For more precision, the interval can be divided into multiple smaller sections. The more sections you use, the more accurate the result will be.

How the Trapezoidal Rule Calculator Works

A trapezoidal rule calculator simplifies this process by automatically applying the trapezoidal rule to your input data. Whether you are working with a function or a set of data points, this tool calculates the area under the curve and gives you a result that would otherwise require significant manual calculations.

To use the trapezoidal rule calculator, you need to provide the following inputs:

• The function or the data points for which you want to find the area.
• The limits of integration (the start and end points of the range).
• The number of divisions (optional), which determines how finely the interval is split for greater accuracy.

The calculator will then use the trapezoidal rule formula to compute the result.

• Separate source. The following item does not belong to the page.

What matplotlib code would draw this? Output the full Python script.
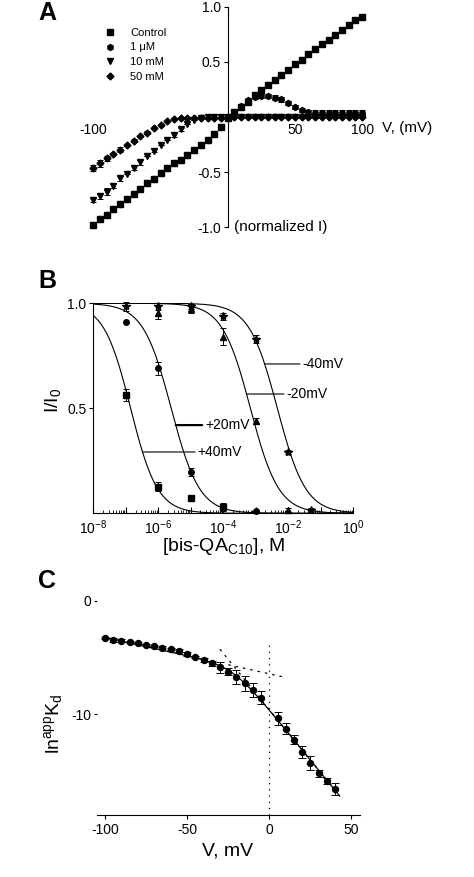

Benefits of Using a Trapezoidal Rule Calculator

• Time-saving: It simplifies the process of numerical integration, making it faster than solving by hand.
• Accuracy: The more subdivisions you choose, the more accurate the estimate of the area becomes.
• Convenience: It’s an easy-to-use tool that works with both functions and data sets.
• Versatility: Useful in a wide range of fields like engineering, physics, and finance.

Example Calculation

Let’s consider an example to better understand how the trapezoidal rule calculator works:

            Suppose you want to calculate the integral of the function f(x) = x^2 from x = 0 to x = 4.

            Using the trapezoidal rule with one division:
            T = (4 - 0) / 2 * [f(0) + f(4)]
              = 2 * [0 + 16]
              = 32
        

The calculator would give you this result instantly based on the inputs you provide.